Given request:
Hand back each line, unchanged, from the top down to the line where "import pandas as pd" sits.

Dataset content:
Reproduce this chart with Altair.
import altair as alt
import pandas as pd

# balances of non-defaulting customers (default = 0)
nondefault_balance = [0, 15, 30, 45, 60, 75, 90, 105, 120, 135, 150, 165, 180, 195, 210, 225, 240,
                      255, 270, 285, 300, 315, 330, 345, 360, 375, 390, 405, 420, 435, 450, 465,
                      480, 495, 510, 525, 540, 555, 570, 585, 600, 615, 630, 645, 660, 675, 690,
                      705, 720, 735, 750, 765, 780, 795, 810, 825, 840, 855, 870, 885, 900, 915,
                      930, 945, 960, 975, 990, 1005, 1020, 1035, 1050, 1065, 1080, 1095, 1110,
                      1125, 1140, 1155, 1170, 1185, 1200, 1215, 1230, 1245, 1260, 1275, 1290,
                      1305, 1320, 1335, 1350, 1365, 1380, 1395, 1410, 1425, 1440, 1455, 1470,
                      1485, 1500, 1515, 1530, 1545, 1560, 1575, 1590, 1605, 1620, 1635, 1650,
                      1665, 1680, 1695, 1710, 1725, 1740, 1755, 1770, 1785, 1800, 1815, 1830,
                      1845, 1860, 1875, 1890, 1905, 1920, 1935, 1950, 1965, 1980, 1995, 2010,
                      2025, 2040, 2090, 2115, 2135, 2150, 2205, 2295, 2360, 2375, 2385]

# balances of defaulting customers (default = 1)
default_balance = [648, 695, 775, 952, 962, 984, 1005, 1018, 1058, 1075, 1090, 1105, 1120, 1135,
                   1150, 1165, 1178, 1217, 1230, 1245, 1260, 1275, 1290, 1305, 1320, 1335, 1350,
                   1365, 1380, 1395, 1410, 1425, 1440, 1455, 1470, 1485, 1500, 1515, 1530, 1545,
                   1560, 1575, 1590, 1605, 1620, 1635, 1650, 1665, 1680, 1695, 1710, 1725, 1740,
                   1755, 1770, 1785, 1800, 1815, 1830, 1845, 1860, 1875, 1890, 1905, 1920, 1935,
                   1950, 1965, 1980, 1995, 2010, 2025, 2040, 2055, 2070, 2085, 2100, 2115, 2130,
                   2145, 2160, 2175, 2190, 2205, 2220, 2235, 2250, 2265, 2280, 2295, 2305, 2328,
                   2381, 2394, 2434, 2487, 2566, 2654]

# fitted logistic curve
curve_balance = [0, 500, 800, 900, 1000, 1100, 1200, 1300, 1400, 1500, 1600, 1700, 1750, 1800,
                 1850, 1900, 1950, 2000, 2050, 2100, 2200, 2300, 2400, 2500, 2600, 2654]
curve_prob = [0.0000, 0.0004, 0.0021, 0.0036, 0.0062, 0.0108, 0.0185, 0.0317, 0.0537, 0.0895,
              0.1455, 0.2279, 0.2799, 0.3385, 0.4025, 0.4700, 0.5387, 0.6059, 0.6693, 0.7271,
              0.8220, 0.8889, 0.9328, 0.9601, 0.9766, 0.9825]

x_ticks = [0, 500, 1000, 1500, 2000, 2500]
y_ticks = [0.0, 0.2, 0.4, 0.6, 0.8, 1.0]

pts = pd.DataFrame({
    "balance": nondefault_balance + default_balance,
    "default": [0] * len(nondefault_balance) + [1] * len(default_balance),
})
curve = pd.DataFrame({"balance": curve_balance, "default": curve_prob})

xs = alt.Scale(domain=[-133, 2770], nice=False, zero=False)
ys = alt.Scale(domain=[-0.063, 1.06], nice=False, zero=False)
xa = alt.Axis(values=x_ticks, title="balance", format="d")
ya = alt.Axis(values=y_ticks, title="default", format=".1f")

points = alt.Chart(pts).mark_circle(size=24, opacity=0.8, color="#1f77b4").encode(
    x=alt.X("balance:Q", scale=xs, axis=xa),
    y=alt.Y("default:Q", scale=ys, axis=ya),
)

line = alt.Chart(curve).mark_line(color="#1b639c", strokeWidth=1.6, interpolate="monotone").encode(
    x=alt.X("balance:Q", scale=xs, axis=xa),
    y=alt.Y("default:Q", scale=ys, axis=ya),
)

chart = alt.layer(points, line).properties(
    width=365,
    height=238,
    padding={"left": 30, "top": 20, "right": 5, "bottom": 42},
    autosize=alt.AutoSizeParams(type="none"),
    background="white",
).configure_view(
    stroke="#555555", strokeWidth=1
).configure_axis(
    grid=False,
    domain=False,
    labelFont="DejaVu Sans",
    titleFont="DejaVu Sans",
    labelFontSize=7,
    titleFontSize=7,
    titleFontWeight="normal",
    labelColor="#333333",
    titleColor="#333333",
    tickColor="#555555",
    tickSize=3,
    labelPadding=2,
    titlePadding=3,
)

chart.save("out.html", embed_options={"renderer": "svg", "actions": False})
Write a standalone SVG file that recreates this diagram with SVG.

Full response:
Reproduce this chart with Altair.
import altair as alt
import pandas as pd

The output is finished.